[A block of data]
↓↓↓
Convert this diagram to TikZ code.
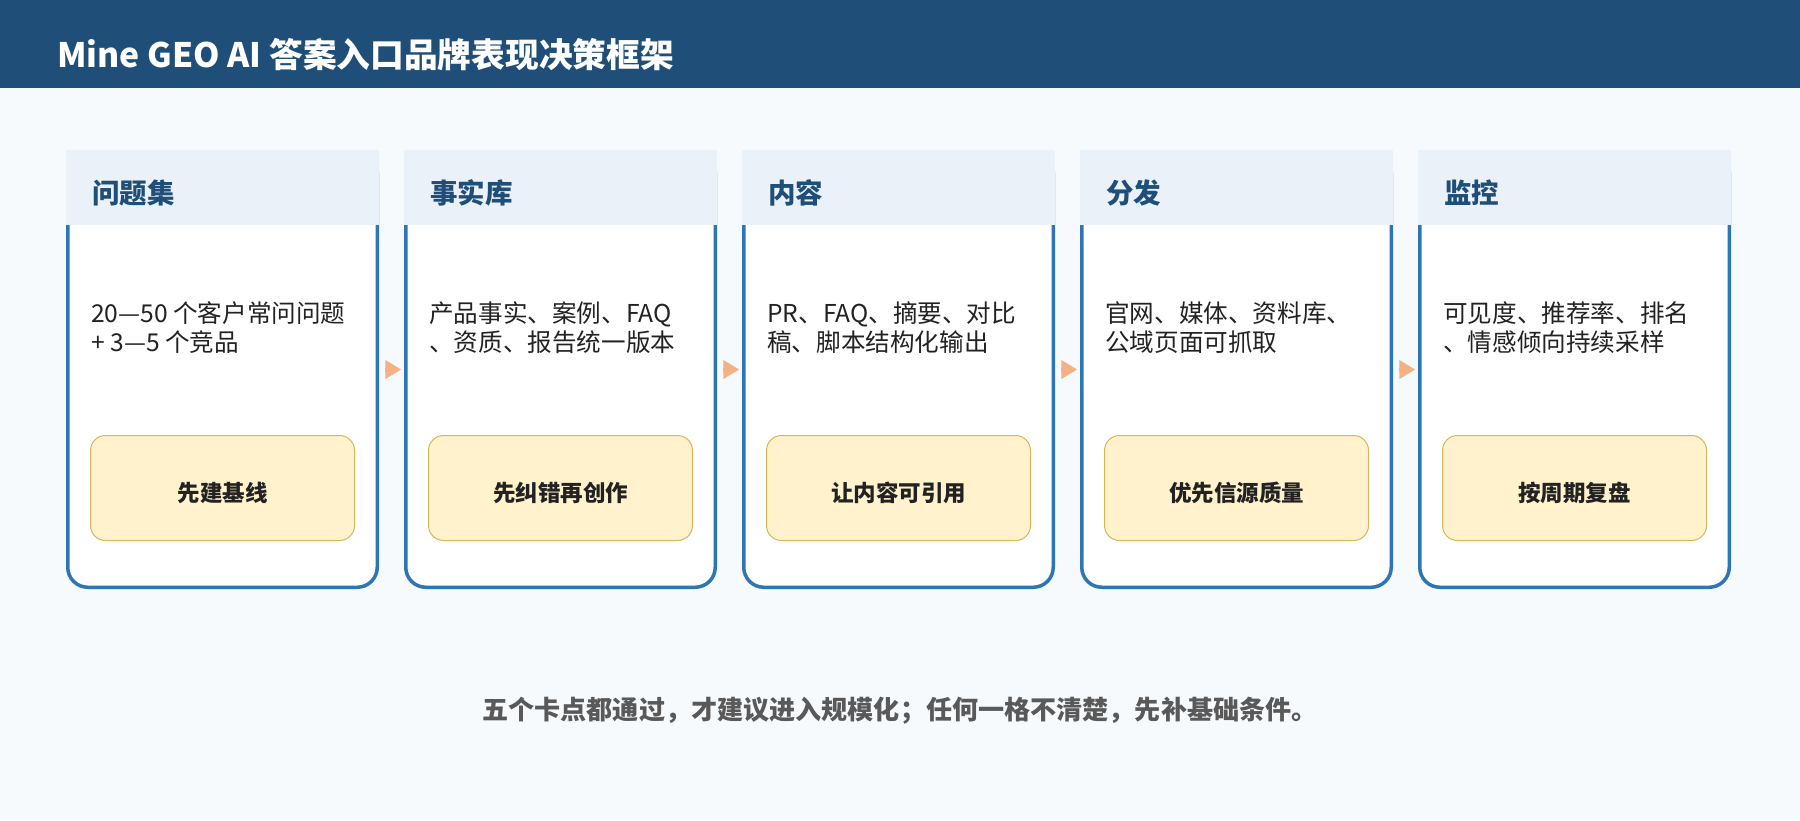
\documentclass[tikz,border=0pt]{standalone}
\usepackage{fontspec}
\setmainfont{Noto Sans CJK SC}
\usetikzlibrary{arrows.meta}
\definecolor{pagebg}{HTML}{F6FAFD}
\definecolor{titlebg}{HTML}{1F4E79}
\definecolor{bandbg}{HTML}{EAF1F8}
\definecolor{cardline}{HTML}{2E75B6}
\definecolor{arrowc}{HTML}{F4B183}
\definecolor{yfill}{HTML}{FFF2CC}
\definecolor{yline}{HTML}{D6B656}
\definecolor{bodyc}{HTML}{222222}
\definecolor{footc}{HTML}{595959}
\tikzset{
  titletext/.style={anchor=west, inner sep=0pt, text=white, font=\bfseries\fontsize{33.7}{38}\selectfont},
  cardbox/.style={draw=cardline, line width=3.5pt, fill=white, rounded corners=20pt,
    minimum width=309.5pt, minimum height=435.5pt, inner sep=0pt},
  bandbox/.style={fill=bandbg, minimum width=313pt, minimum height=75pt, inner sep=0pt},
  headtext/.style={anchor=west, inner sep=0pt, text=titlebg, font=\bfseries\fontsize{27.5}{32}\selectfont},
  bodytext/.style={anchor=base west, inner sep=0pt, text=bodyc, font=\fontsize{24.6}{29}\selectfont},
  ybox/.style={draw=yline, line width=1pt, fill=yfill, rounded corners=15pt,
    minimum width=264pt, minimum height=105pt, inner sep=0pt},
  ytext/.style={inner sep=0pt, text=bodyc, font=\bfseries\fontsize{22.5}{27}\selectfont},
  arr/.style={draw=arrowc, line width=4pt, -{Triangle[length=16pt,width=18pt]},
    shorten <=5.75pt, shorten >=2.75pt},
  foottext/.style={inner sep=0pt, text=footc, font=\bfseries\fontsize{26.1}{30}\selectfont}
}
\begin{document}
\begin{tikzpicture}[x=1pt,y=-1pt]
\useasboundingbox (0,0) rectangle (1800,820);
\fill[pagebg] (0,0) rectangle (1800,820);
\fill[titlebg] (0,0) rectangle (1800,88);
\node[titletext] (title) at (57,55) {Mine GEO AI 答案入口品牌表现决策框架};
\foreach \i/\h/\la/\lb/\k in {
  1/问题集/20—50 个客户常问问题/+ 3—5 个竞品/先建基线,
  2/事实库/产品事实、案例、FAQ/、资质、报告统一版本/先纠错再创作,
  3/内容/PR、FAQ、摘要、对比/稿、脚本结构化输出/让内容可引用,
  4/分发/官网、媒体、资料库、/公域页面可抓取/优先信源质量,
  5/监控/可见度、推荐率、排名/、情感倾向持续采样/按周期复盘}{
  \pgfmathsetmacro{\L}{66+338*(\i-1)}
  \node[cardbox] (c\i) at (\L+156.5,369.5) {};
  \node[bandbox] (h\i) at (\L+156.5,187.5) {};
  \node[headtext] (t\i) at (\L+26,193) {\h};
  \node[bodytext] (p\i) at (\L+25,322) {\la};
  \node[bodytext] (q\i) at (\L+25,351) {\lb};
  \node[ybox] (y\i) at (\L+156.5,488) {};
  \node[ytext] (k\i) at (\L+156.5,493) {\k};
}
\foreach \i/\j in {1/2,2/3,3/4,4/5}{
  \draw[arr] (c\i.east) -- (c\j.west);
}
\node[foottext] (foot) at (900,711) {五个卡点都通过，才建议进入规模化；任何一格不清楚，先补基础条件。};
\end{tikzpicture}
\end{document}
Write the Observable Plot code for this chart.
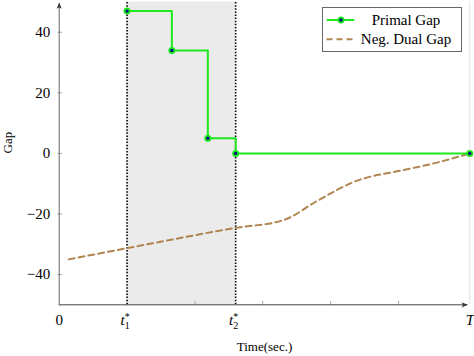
↑↑↑
EXERCISE AIM
Make a word-for-word copy of the entries, without any pictures.

SOLUTION BELOW
Convert this diagram to TikZ code.
\documentclass[tikz,border=0pt]{standalone}
\usepackage{fontspec}
\setmainfont{Noto Sans CJK SC}
\usetikzlibrary{arrows.meta}
\definecolor{pagebg}{HTML}{F6FAFD}
\definecolor{titlebg}{HTML}{1F4E79}
\definecolor{bandbg}{HTML}{EAF1F8}
\definecolor{cardline}{HTML}{2E75B6}
\definecolor{arrowc}{HTML}{F4B183}
\definecolor{yfill}{HTML}{FFF2CC}
\definecolor{yline}{HTML}{D6B656}
\definecolor{bodyc}{HTML}{222222}
\definecolor{footc}{HTML}{595959}
\tikzset{
  titletext/.style={anchor=west, inner sep=0pt, text=white, font=\bfseries\fontsize{33.7}{38}\selectfont},
  cardbox/.style={draw=cardline, line width=3.5pt, fill=white, rounded corners=20pt,
    minimum width=309.5pt, minimum height=435.5pt, inner sep=0pt},
  bandbox/.style={fill=bandbg, minimum width=313pt, minimum height=75pt, inner sep=0pt},
  headtext/.style={anchor=west, inner sep=0pt, text=titlebg, font=\bfseries\fontsize{27.5}{32}\selectfont},
  bodytext/.style={anchor=base west, inner sep=0pt, text=bodyc, font=\fontsize{24.6}{29}\selectfont},
  ybox/.style={draw=yline, line width=1pt, fill=yfill, rounded corners=15pt,
    minimum width=264pt, minimum height=105pt, inner sep=0pt},
  ytext/.style={inner sep=0pt, text=bodyc, font=\bfseries\fontsize{22.5}{27}\selectfont},
  arr/.style={draw=arrowc, line width=4pt, -{Triangle[length=16pt,width=18pt]},
    shorten <=5.75pt, shorten >=2.75pt},
  foottext/.style={inner sep=0pt, text=footc, font=\bfseries\fontsize{26.1}{30}\selectfont}
}
\begin{document}
\begin{tikzpicture}[x=1pt,y=-1pt]
\useasboundingbox (0,0) rectangle (1800,820);
\fill[pagebg] (0,0) rectangle (1800,820);
\fill[titlebg] (0,0) rectangle (1800,88);
\node[titletext] (title) at (57,55) {Mine GEO AI 答案入口品牌表现决策框架};
\foreach \i/\h/\la/\lb/\k in {
  1/问题集/20—50 个客户常问问题/+ 3—5 个竞品/先建基线,
  2/事实库/产品事实、案例、FAQ/、资质、报告统一版本/先纠错再创作,
  3/内容/PR、FAQ、摘要、对比/稿、脚本结构化输出/让内容可引用,
  4/分发/官网、媒体、资料库、/公域页面可抓取/优先信源质量,
  5/监控/可见度、推荐率、排名/、情感倾向持续采样/按周期复盘}{
  \pgfmathsetmacro{\L}{66+338*(\i-1)}
  \node[cardbox] (c\i) at (\L+156.5,369.5) {};
  \node[bandbox] (h\i) at (\L+156.5,187.5) {};
  \node[headtext] (t\i) at (\L+26,193) {\h};
  \node[bodytext] (p\i) at (\L+25,322) {\la};
  \node[bodytext] (q\i) at (\L+25,351) {\lb};
  \node[ybox] (y\i) at (\L+156.5,488) {};
  \node[ytext] (k\i) at (\L+156.5,493) {\k};
}
\foreach \i/\j in {1/2,2/3,3/4,4/5}{
  \draw[arr] (c\i.east) -- (c\j.west);
}
\node[foottext] (foot) at (900,711) {五个卡点都通过，才建议进入规模化；任何一格不清楚，先补基础条件。};
\end{tikzpicture}
\end{document}
Write the Observable Plot code for this chart.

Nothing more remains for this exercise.